Private sales eliminate the listing agent’s commission, but you still face several unavoidable costs. Knowing what to expect helps you calculate your true net proceeds before you agree on a price.

  • Transfer taxes: Many states and some local governments charge a tax when real property changes hands. State-level rates range from zero (about 16 states impose no state transfer tax) to as high as 3 percent of the sale price in states with progressive scales. Your county recorder’s office can tell you the exact rate for your jurisdiction.
  • Recording fees: The county charges a fee to record the deed and any related documents. These fees vary widely by jurisdiction but generally fall in the $125 to $500 range depending on document length and complexity.
  • Title search and insurance: A title search and the resulting insurance policies are among the larger closing costs. As noted above, lender’s title insurance runs roughly 0.1 to 1 percent of the purchase price, and an owner’s policy adds approximately 0.4 percent or more.
  • Attorney fees: If your state requires an attorney at closing or you hire one voluntarily, expect to pay $500 to $1,500.
  • Escrow and settlement fees: The escrow or settlement agent charges a fee for managing the transaction, typically a few hundred dollars, sometimes split between the parties.
  • Prorated taxes and HOA dues: Property taxes and association dues are usually divided between seller and buyer based on the closing date. You pay your share through the date of closing; the buyer picks up the rest.

Which party pays for which cost is negotiable and should be spelled out in the purchase agreement. Local custom varies—in some areas the seller traditionally pays for the owner’s title policy, while in others the buyer does.

Tax Reporting After the Sale

Selling your home triggers federal tax reporting obligations, whether or not you owe any tax on the proceeds.

Capital Gains Exclusion

If you owned and lived in the home as your primary residence for at least two of the five years leading up to the sale, you can exclude up to $250,000 in profit from your federal income tax. Married couples filing jointly can exclude up to $500,000, provided both spouses meet the two-year residence requirement and at least one meets the ownership requirement.8United States Code. 26 USC 121 – Exclusion of Gain From Sale of Principal Residence The two years do not need to be consecutive—any 24 months within the five-year window count. You can only use this exclusion once every two years.9Internal Revenue Service. Publication 523, Selling Your Home

If your profit exceeds the exclusion amount, or if you don’t qualify for the exclusion, the gain is taxable. You report it on your federal return for the year the sale closes.10Internal Revenue Service. Topic No. 701, Sale of Your Home

Form 1099-S Filing

Someone involved in the closing must file IRS Form 1099-S reporting the gross proceeds of the sale. The responsibility falls on the settlement agent listed on the closing disclosure. If no settlement agent is involved, the IRS assigns the obligation in a specific order: the buyer’s attorney, the seller’s attorney, the title or escrow company disbursing the funds, and ultimately the buyer themselves if no one else qualifies.11Internal Revenue Service. Instructions for Form 1099-S – Proceeds From Real Estate Transactions In a private sale, the parties can sign a written agreement at or before closing designating who handles this filing. If you expect to qualify for the full capital gains exclusion, the settlement agent may allow you to certify that on the form, which can relieve the filing obligation—but you should confirm this with the closing agent or a tax professional.

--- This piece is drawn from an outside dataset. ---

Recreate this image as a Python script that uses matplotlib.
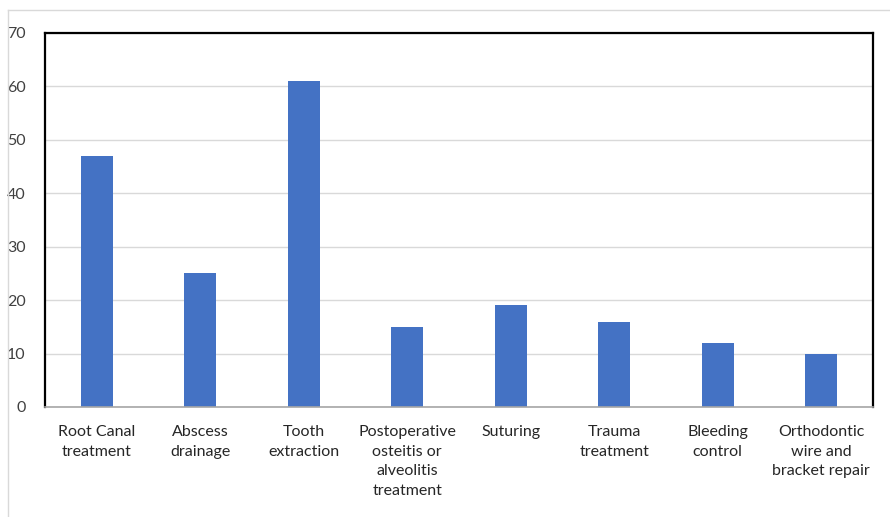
import matplotlib.pyplot as plt
from matplotlib.lines import Line2D

categories = [
    "Root Canal\ntreatment",
    "Abscess\ndrainage",
    "Tooth\nextraction",
    "Postoperative\nosteitis or\nalveolitis\ntreatment",
    "Suturing",
    "Trauma\ntreatment",
    "Bleeding\ncontrol",
    "Orthodontic\nwire and\nbracket repair",
]
values = [47, 25, 61, 15, 19, 16, 12, 10]
y_ticks = [0, 10, 20, 30, 40, 50, 60, 70]

plt.rcParams['font.family'] = ['Lato', 'DejaVu Sans']

W, H = 890, 517
fig = plt.figure(figsize=(W / 100, H / 100), dpi=100)
ax = fig.add_axes([45 / W, 1 - 407 / H, (873 - 45) / W, (407 - 33) / H])

x = list(range(len(categories)))
ax.bar(x, values, width=0.31, color="#4472C4", zorder=3)
ax.set_xlim(-0.5, len(categories) - 0.5)
ax.set_ylim(0, 70)
ax.set_yticks(y_ticks)
ax.set_yticklabels([str(v) for v in y_ticks], fontsize=11.5, color="#404040")
ax.set_xticks(x)
ax.set_xticklabels(categories, fontsize=11.5, color="#262626", linespacing=1.5, va="top")
ax.tick_params(axis="both", length=0)
ax.tick_params(axis="y", pad=14)
ax.tick_params(axis="x", pad=13)
ax.grid(axis="y", color="#D9D9D9", linewidth=1, zorder=0)

for side in ["left", "top", "right"]:
    ax.spines[side].set_color("black")
    ax.spines[side].set_linewidth(1.6)
ax.spines["bottom"].set_color("#A6A6A6")
ax.spines["bottom"].set_linewidth(1.2)
ax.spines["bottom"].set_zorder(4)

# light frame around the chart
fig.add_artist(Line2D([8 / W, 8 / W], [0, 1 - 10 / H], color="#D9D9D9", lw=1, transform=fig.transFigure))
fig.add_artist(Line2D([8 / W, 1], [1 - 10 / H, 1 - 10 / H], color="#D9D9D9", lw=1, transform=fig.transFigure))

fig.savefig("out.png", dpi=100)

FIRPTA Non-Foreign Affidavit

Federal tax law requires the buyer to withhold 15 percent of the purchase price and send it to the IRS if the seller is a foreign person. To avoid this withholding, you provide the buyer (or the closing agent) with a signed affidavit certifying under penalty of perjury that you are not a foreign person. The affidavit must include your name, U.S. taxpayer identification number, and home address.12Internal Revenue Service. Exceptions From FIRPTA Withholding This is a standard part of most residential closings, even when both parties are clearly U.S. citizens, because the buyer faces personal liability if the withholding is skipped without proper documentation.